__PROBLEM STATEMENT__: Take the material below and retype it in full; pictures are left out.

__SOURCE DATA__:
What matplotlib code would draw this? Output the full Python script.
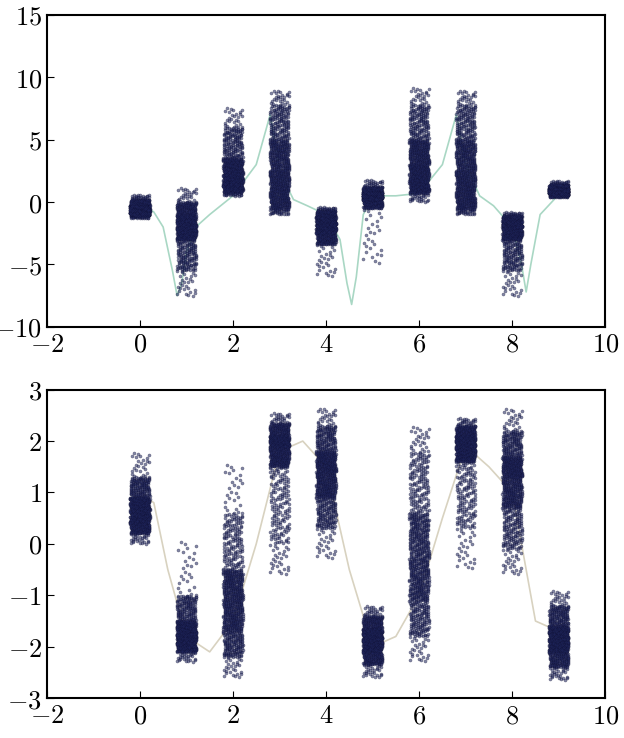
import numpy as np
import matplotlib
matplotlib.use("Agg")
import matplotlib.pyplot as plt

plt.rcParams["mathtext.fontset"] = "cm"
plt.rcParams["font.family"] = "DejaVu Serif"

categories = list(range(10))
probs = [0.0, 0.03, 0.2, 0.5, 0.8, 0.97, 1.0]
# quantiles of y per category
top_q = [
    [-1.3, -1.1, -0.9, -0.6, -0.3, 0.2, 0.6],
    [-7.6, -5.5, -3.0, -2.0, -1.0, 0.0, 1.2],
    [0.5, 0.8, 1.3, 2.2, 3.5, 6.0, 7.6],
    [-1.0, -0.6, 0.5, 2.5, 5.0, 7.8, 9.0],
    [-6.0, -3.4, -2.5, -1.8, -1.2, -0.7, -0.4],
    [-5.0, -0.5, 0.2, 0.5, 0.8, 1.2, 1.8],
    [0.0, 0.7, 1.5, 3.0, 5.0, 7.8, 9.2],
    [-1.0, -0.6, 0.5, 2.5, 5.0, 7.8, 9.0],
    [-7.6, -5.5, -3.0, -2.0, -1.5, -1.1, -0.8],
    [0.4, 0.5, 0.7, 0.9, 1.1, 1.4, 1.7],
]
bot_q = [
    [0.0, 0.2, 0.4, 0.65, 0.9, 1.3, 1.8],
    [-2.3, -2.1, -1.95, -1.75, -1.5, -1.0, 0.1],
    [-2.6, -2.2, -1.7, -1.1, -0.5, 0.6, 1.6],
    [-0.6, 0.0, 1.5, 1.9, 2.1, 2.35, 2.55],
    [-0.3, 0.3, 0.9, 1.4, 1.8, 2.3, 2.65],
    [-2.6, -2.35, -2.1, -1.85, -1.65, -1.4, -1.2],
    [-2.3, -1.8, -1.1, -0.3, 0.6, 1.8, 2.3],
    [-0.5, 0.3, 1.6, 1.9, 2.1, 2.3, 2.45],
    [-0.6, -0.1, 0.7, 1.3, 1.7, 2.2, 2.65],
    [-2.65, -2.4, -2.1, -1.85, -1.6, -1.2, -0.9],
]
top_line_x = [0, 0.3, 0.5, 0.7, 0.8, 0.9, 1, 1.2, 1.5, 2, 2.5, 2.8, 3, 3.3, 3.6, 4, 4.3, 4.45, 4.55, 4.65, 4.8, 5, 5.5, 6, 6.5, 6.8, 7, 7.3, 7.6, 8, 8.2, 8.3, 8.4, 8.6, 9, 9.2]
top_line_y = [0, -0.8, -2, -5.5, -7.5, -6.5, -4, -2, -1, 0.5, 3, 7, 2.5, 0.2, -0.3, -1, -3, -6.5, -8.2, -6, -1, 0.5, 0.5, 0.7, 3, 7, 3, 0.5, -0.3, -2, -5, -7.2, -5, -1, 0.6, 0.7]
bot_line_x = [0, 0.3, 0.6, 1, 1.5, 2, 2.5, 3, 3.5, 4, 4.5, 5, 5.5, 6, 6.5, 7, 7.5, 8, 8.5, 9]
bot_line_y = [1.0, 0.8, -0.5, -1.8, -2.1, -1.5, 0, 1.8, 2.0, 1.5, -0.5, -2.0, -1.8, -1.0, 0.5, 1.9, 1.5, 1.0, -1.5, -1.7]

N = 900
def vdc(n, b=2):
    out = np.zeros(n)
    for i in range(n):
        k, f, r = i + 1, 1.0, 0.0
        while k:
            f /= b
            r += f * (k % b)
            k //= b
        out[i] = r
    return out
p_seq = vdc(N, 2)
j_seq = (np.arange(N) * 0.6180339887) % 1.0

fig = plt.figure(figsize=(6.24, 7.38), dpi=100)
ax1 = fig.add_axes([0.075, 0.557, 0.895, 0.423])
ax2 = fig.add_axes([0.075, 0.054, 0.895, 0.418])

def draw(ax, qs, lx, ly, lc, ylim, yt):
    ax.plot(lx, ly, color=lc, lw=1.2, zorder=1)
    for c, q in zip(categories, qs):
        y = np.interp(p_seq, probs, q)
        x = c + (j_seq - 0.5) * 0.42
        ax.scatter(x, y, s=5, c="#20265e", alpha=0.55, edgecolors="#101030", linewidths=0.3, zorder=2)
    ax.set_xlim(-2, 10)
    ax.set_ylim(*ylim)
    ax.set_yticks(yt)
    ax.set_xticks([-2, 0, 2, 4, 6, 8, 10])
    ax.set_xticklabels([f"${v}$" for v in [-2, 0, 2, 4, 6, 8, 10]])
    ax.set_yticklabels([f"${v}$" for v in yt])
    ax.tick_params(labelsize=19, direction="in", length=5)
    for s in ax.spines.values():
        s.set_linewidth(1.5)

draw(ax1, top_q, top_line_x, top_line_y, "#a9d7c4", (-10, 15), [-10, -5, 0, 5, 10, 15])
draw(ax2, bot_q, bot_line_x, bot_line_y, "#d8d2c0", (-3, 3), [-3, -2, -1, 0, 1, 2, 3])
fig.savefig("out.png", dpi=100)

__EXERCISE RESPONSE__:
What matplotlib code would draw this? Output the full Python script.
import numpy as np
import matplotlib
matplotlib.use("Agg")
import matplotlib.pyplot as plt

plt.rcParams["mathtext.fontset"] = "cm"
plt.rcParams["font.family"] = "DejaVu Serif"

categories = list(range(10))
probs = [0.0, 0.03, 0.2, 0.5, 0.8, 0.97, 1.0]
# quantiles of y per category
top_q = [
    [-1.3, -1.1, -0.9, -0.6, -0.3, 0.2, 0.6],
    [-7.6, -5.5, -3.0, -2.0, -1.0, 0.0, 1.2],
    [0.5, 0.8, 1.3, 2.2, 3.5, 6.0, 7.6],
    [-1.0, -0.6, 0.5, 2.5, 5.0, 7.8, 9.0],
    [-6.0, -3.4, -2.5, -1.8, -1.2, -0.7, -0.4],
    [-5.0, -0.5, 0.2, 0.5, 0.8, 1.2, 1.8],
    [0.0, 0.7, 1.5, 3.0, 5.0, 7.8, 9.2],
    [-1.0, -0.6, 0.5, 2.5, 5.0, 7.8, 9.0],
    [-7.6, -5.5, -3.0, -2.0, -1.5, -1.1, -0.8],
    [0.4, 0.5, 0.7, 0.9, 1.1, 1.4, 1.7],
]
bot_q = [
    [0.0, 0.2, 0.4, 0.65, 0.9, 1.3, 1.8],
    [-2.3, -2.1, -1.95, -1.75, -1.5, -1.0, 0.1],
    [-2.6, -2.2, -1.7, -1.1, -0.5, 0.6, 1.6],
    [-0.6, 0.0, 1.5, 1.9, 2.1, 2.35, 2.55],
    [-0.3, 0.3, 0.9, 1.4, 1.8, 2.3, 2.65],
    [-2.6, -2.35, -2.1, -1.85, -1.65, -1.4, -1.2],
    [-2.3, -1.8, -1.1, -0.3, 0.6, 1.8, 2.3],
    [-0.5, 0.3, 1.6, 1.9, 2.1, 2.3, 2.45],
    [-0.6, -0.1, 0.7, 1.3, 1.7, 2.2, 2.65],
    [-2.65, -2.4, -2.1, -1.85, -1.6, -1.2, -0.9],
]
top_line_x = [0, 0.3, 0.5, 0.7, 0.8, 0.9, 1, 1.2, 1.5, 2, 2.5, 2.8, 3, 3.3, 3.6, 4, 4.3, 4.45, 4.55, 4.65, 4.8, 5, 5.5, 6, 6.5, 6.8, 7, 7.3, 7.6, 8, 8.2, 8.3, 8.4, 8.6, 9, 9.2]
top_line_y = [0, -0.8, -2, -5.5, -7.5, -6.5, -4, -2, -1, 0.5, 3, 7, 2.5, 0.2, -0.3, -1, -3, -6.5, -8.2, -6, -1, 0.5, 0.5, 0.7, 3, 7, 3, 0.5, -0.3, -2, -5, -7.2, -5, -1, 0.6, 0.7]
bot_line_x = [0, 0.3, 0.6, 1, 1.5, 2, 2.5, 3, 3.5, 4, 4.5, 5, 5.5, 6, 6.5, 7, 7.5, 8, 8.5, 9]
bot_line_y = [1.0, 0.8, -0.5, -1.8, -2.1, -1.5, 0, 1.8, 2.0, 1.5, -0.5, -2.0, -1.8, -1.0, 0.5, 1.9, 1.5, 1.0, -1.5, -1.7]

N = 900
def vdc(n, b=2):
    out = np.zeros(n)
    for i in range(n):
        k, f, r = i + 1, 1.0, 0.0
        while k:
            f /= b
            r += f * (k % b)
            k //= b
        out[i] = r
    return out
p_seq = vdc(N, 2)
j_seq = (np.arange(N) * 0.6180339887) % 1.0

fig = plt.figure(figsize=(6.24, 7.38), dpi=100)
ax1 = fig.add_axes([0.075, 0.557, 0.895, 0.423])
ax2 = fig.add_axes([0.075, 0.054, 0.895, 0.418])

def draw(ax, qs, lx, ly, lc, ylim, yt):
    ax.plot(lx, ly, color=lc, lw=1.2, zorder=1)
    for c, q in zip(categories, qs):
        y = np.interp(p_seq, probs, q)
        x = c + (j_seq - 0.5) * 0.42
        ax.scatter(x, y, s=5, c="#20265e", alpha=0.55, edgecolors="#101030", linewidths=0.3, zorder=2)
    ax.set_xlim(-2, 10)
    ax.set_ylim(*ylim)
    ax.set_yticks(yt)
    ax.set_xticks([-2, 0, 2, 4, 6, 8, 10])
    ax.set_xticklabels([f"${v}$" for v in [-2, 0, 2, 4, 6, 8, 10]])
    ax.set_yticklabels([f"${v}$" for v in yt])
    ax.tick_params(labelsize=19, direction="in", length=5)
    for s in ax.spines.values():
        s.set_linewidth(1.5)

draw(ax1, top_q, top_line_x, top_line_y, "#a9d7c4", (-10, 15), [-10, -5, 0, 5, 10, 15])
draw(ax2, bot_q, bot_line_x, bot_line_y, "#d8d2c0", (-3, 3), [-3, -2, -1, 0, 1, 2, 3])
fig.savefig("out.png", dpi=100)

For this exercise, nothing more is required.